I always like to try new recipes posted to this site and elsewhere. I've still loads of dishes to try out from Rich's 'Josephine' thread, for example, but there's only so many days in the week! Anyway, I fancied that CH's Patala would go down well with my good lady wife, so that was yesterday's dish of the the day.
As it happens, the Patala went down extremely well. It was pronounced as being full of flavour with just the right heat levels and, once the plate was polished, it received the accolade of being her favourite curry! There can be no higher praise!
I liked it too. It was very nice indeed. I followed the recipe to the letter, using Abdul's 8-Spice mix powder, JB's base gravy and Pat Chapman's tandoori powder.

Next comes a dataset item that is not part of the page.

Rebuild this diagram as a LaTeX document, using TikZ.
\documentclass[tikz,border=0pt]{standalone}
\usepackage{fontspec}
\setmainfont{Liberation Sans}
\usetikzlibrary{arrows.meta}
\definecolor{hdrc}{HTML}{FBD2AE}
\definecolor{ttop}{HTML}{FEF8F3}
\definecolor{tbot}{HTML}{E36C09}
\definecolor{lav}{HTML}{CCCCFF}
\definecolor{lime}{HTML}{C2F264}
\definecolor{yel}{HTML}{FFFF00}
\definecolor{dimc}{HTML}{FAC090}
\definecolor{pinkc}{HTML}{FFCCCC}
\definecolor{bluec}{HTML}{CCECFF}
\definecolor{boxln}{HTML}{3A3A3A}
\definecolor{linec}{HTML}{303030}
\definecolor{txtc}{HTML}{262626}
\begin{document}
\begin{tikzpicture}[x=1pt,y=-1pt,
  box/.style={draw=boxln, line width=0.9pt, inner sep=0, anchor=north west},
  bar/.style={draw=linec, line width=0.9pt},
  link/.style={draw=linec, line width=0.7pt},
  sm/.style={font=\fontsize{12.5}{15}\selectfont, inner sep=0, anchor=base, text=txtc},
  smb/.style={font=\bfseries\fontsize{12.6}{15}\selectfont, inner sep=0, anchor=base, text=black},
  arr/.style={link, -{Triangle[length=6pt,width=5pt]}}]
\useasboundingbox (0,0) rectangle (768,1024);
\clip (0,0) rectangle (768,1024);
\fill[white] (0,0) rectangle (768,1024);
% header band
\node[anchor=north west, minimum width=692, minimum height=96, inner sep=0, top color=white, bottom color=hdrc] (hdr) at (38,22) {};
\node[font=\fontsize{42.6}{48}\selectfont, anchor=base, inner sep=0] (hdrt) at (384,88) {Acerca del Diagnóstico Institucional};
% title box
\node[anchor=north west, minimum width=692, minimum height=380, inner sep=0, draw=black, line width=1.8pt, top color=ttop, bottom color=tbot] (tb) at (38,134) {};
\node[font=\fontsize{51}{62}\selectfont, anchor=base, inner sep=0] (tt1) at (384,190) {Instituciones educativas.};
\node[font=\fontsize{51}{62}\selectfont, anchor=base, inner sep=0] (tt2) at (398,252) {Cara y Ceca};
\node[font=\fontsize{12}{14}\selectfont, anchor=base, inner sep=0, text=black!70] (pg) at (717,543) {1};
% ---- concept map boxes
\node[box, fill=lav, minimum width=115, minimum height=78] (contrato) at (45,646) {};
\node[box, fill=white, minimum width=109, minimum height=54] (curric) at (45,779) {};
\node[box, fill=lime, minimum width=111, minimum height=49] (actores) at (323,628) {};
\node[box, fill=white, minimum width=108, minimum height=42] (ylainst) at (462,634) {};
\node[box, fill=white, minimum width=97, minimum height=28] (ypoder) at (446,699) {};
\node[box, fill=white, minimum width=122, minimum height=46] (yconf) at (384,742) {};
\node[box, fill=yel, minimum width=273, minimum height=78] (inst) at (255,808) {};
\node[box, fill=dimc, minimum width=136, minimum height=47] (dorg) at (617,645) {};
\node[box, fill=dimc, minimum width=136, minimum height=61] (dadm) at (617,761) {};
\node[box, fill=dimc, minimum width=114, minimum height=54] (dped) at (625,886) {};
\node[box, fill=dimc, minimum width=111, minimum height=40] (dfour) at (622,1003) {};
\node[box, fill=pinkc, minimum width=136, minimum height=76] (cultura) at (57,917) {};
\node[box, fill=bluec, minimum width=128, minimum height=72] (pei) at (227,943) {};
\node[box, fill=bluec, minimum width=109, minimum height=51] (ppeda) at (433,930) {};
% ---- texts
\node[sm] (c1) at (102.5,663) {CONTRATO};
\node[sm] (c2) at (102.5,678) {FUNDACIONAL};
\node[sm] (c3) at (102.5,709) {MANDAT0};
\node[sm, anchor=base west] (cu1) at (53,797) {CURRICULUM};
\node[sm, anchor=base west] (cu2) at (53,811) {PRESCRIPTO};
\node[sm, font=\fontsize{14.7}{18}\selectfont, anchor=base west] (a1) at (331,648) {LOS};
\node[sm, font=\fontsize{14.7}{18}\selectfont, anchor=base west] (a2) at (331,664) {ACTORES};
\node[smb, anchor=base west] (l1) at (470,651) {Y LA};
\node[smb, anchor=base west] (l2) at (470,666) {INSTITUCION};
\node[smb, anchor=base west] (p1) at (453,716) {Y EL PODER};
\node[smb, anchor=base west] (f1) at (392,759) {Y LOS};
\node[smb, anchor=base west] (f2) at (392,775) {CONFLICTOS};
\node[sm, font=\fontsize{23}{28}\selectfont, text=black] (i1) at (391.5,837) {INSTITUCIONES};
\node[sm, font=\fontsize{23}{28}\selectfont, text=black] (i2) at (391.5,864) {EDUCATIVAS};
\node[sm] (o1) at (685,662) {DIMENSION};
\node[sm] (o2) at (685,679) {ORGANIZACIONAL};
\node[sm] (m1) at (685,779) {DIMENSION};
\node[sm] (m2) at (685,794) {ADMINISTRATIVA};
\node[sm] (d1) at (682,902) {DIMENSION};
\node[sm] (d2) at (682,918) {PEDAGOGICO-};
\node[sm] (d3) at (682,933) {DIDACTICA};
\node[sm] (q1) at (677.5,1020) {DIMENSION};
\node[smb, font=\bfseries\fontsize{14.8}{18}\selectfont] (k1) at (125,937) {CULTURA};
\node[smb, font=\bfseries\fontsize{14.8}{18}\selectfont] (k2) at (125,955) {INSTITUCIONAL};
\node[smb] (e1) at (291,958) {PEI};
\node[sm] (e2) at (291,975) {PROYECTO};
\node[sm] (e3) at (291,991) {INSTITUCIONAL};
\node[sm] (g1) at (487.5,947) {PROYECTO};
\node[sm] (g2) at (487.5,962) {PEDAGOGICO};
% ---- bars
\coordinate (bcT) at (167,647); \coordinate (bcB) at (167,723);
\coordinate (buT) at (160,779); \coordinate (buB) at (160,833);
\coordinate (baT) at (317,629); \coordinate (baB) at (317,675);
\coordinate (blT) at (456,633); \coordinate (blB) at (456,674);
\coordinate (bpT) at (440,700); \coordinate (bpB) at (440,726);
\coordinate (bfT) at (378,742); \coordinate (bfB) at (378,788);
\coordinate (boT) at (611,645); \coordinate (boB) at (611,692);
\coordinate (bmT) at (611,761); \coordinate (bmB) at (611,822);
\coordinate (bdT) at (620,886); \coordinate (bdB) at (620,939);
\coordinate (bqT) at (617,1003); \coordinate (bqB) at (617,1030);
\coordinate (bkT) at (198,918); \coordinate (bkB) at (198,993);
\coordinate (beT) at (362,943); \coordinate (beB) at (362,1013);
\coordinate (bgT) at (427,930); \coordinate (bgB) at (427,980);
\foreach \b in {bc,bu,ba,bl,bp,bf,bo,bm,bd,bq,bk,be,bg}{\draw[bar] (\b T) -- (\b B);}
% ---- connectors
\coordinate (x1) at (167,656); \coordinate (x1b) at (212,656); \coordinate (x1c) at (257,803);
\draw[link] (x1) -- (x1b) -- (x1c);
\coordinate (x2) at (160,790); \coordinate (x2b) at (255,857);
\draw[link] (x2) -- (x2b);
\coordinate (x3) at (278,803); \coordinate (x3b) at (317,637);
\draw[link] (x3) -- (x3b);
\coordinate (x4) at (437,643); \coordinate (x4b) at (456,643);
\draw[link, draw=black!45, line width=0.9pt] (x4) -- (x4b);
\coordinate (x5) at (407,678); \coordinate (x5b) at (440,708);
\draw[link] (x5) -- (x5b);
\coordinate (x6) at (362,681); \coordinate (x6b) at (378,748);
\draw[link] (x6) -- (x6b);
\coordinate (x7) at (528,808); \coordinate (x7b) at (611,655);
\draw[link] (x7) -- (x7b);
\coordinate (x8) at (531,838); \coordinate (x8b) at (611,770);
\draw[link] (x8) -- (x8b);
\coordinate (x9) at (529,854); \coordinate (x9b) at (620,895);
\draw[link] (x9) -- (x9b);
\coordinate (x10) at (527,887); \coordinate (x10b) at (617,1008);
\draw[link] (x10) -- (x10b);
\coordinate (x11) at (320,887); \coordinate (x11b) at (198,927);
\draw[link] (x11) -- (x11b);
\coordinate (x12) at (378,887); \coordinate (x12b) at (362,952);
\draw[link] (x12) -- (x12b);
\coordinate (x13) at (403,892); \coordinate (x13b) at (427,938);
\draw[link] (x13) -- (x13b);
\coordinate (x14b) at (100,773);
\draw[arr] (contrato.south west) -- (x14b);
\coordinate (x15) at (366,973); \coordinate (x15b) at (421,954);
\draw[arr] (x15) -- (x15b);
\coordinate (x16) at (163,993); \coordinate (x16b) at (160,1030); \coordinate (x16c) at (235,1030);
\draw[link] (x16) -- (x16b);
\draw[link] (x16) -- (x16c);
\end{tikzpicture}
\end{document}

I also reduced the amount of almond powder as revised by CH.
It turned out to be very saucy in the pan, and I wasn't able to reduce the sauce sufficiently without over-cooking the chicken tikka (the tomatoes were nuked!), so there was plenty to mop up if only I'd done a naan or some chapattis! It's probably down to the heat levels I'm able to generate with my hob, but next time, I'll revert to my usual method of adding less base gravy at a time and reducing the sauce more prior to adding the tikka.


Given that the Patala was such an instant hit, there's no doubt that it will become a regular on the menu in this household. Recommended!